From potatoes to policies

Managing risk in Chicago's booming bar scene

From potatoes to policies

Insurance News


Spencer Friedman’s journey into the insurance industry is as unconventional as it is fascinating. Born and raised in Chicago, he developed an early love for the city’s unique hospitality culture.

“I grew up in Chicago fascinated by the bar and restaurant scene,” he told Insurance Business. “Most kids want to be professional athletes or astronauts - I wanted to be a figure in the Chicago bar and restaurant scene for any reason.”

And this love of foodie culture followed Friedman (pictured) into his post-college years where he was buying and selling age old commodities – onions and potatoes.

“I was buying produce from farmers and selling them to restaurant owners. And then, in 2020, COVID comes about. Owners were struggling and having to adapt to accommodate the changing food service landscape – such as offering cocktails to go, or selling raw ingredients and having people cook at home.”

He felt the need for a shift, looking for a business model that was more about relationships rather than transactions. Friedman seized the moment, recognizing an opportunity to be the go-to insurance guy for bars and restaurants in Chicago.

“I got my insurance license, started reaching out to my old connections from my produce days and began to realize that a lot of bar and restaurant owners faced the same insurance-related struggles,” Friedman explained. Instead of following the traditional broker path, he adopted a consultative approach. His focus? On his clients’ businesses and unique problems that he knew he could solve.

And so, equipped with a deep understanding of the challenges that bars and restaurants face, Friedman wants to ensure his clients are adequately insured.
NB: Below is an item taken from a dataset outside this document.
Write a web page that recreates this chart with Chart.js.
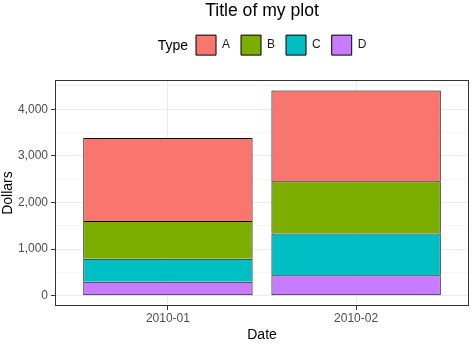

Especially considering the recent changes in their operations.

“I start my process with a consultative review of a potential client’s  insurance program to understand what coverages they currently have in place,” said Friedman. Now, as a risk management consultant at Alera Group, his vision has expanded way beyond his Chicago roots.

“We’re starting to build out beyond the Chicagoland area. I just started working with my first client in Georgia,” he said. “I have clients in Indiana and the rest of the Midwest, and we’re trying to go as national as possible.”

Alera Group is an independent insurance firm that aims to transform the client experience by providing a greater depth and breadth of resources and innovative thinking. And while Alera Group is something of an icon in the Chicago scene, the current market doesn’t make it easy. Speaking to Insurance Business, Friedman explained that many restaurants have had to pivot to stay afloat in the current market – which in itself has created issues.

“Changes included expanding delivery services, outdoor dining, offering to-go cocktails and even technological advancements being implemented,” he said. “As these operations start to change, insurance needs to start to change.”

Imagine this scenario: a restaurant decides to offer delivery services, with their staff using personal vehicles. If the restaurant forgets to inform their insurance broker or carrier about this shift and they lack the necessary coverage, there’s an issue. As Friedman observed: “these owners of restaurants are moving and shaking and adapting through COVID – they’re not always thinking about telling their insurance broker that they started doing this.”

His solution? Be present, observant, and most importantly proactive.

“I visit my clients’ establishments often, and when I’m having a drink or having dinner, I’m observing. ‘Oh, someone just picked up a cocktail to go? They didn’t tell me they’re doing that’,” he noticed on one such visit.

In this fast-paced environment, Spencer believes that old practices won’t suffice. Insurance professionals need to dig deeper, understand businesses inside-out, and ensure their policies align with the new realities.

“When I take over someone’s program, I need to really look at what they’re doing and make sure that all of the changes are covered by their insurance program,” he said.

Changes aside, what’s next for someone so deeply immersed in the bar and restaurant sector? Well, Friedman’s eyeing up the broader entertainment sector.

“That’s music venues, smaller boutique hotels - pretty much anywhere that people are gathering in a social setting,” he said. “We’re definitely trying to expand nationally - and my goal is to start working with restaurants in all 50 states.”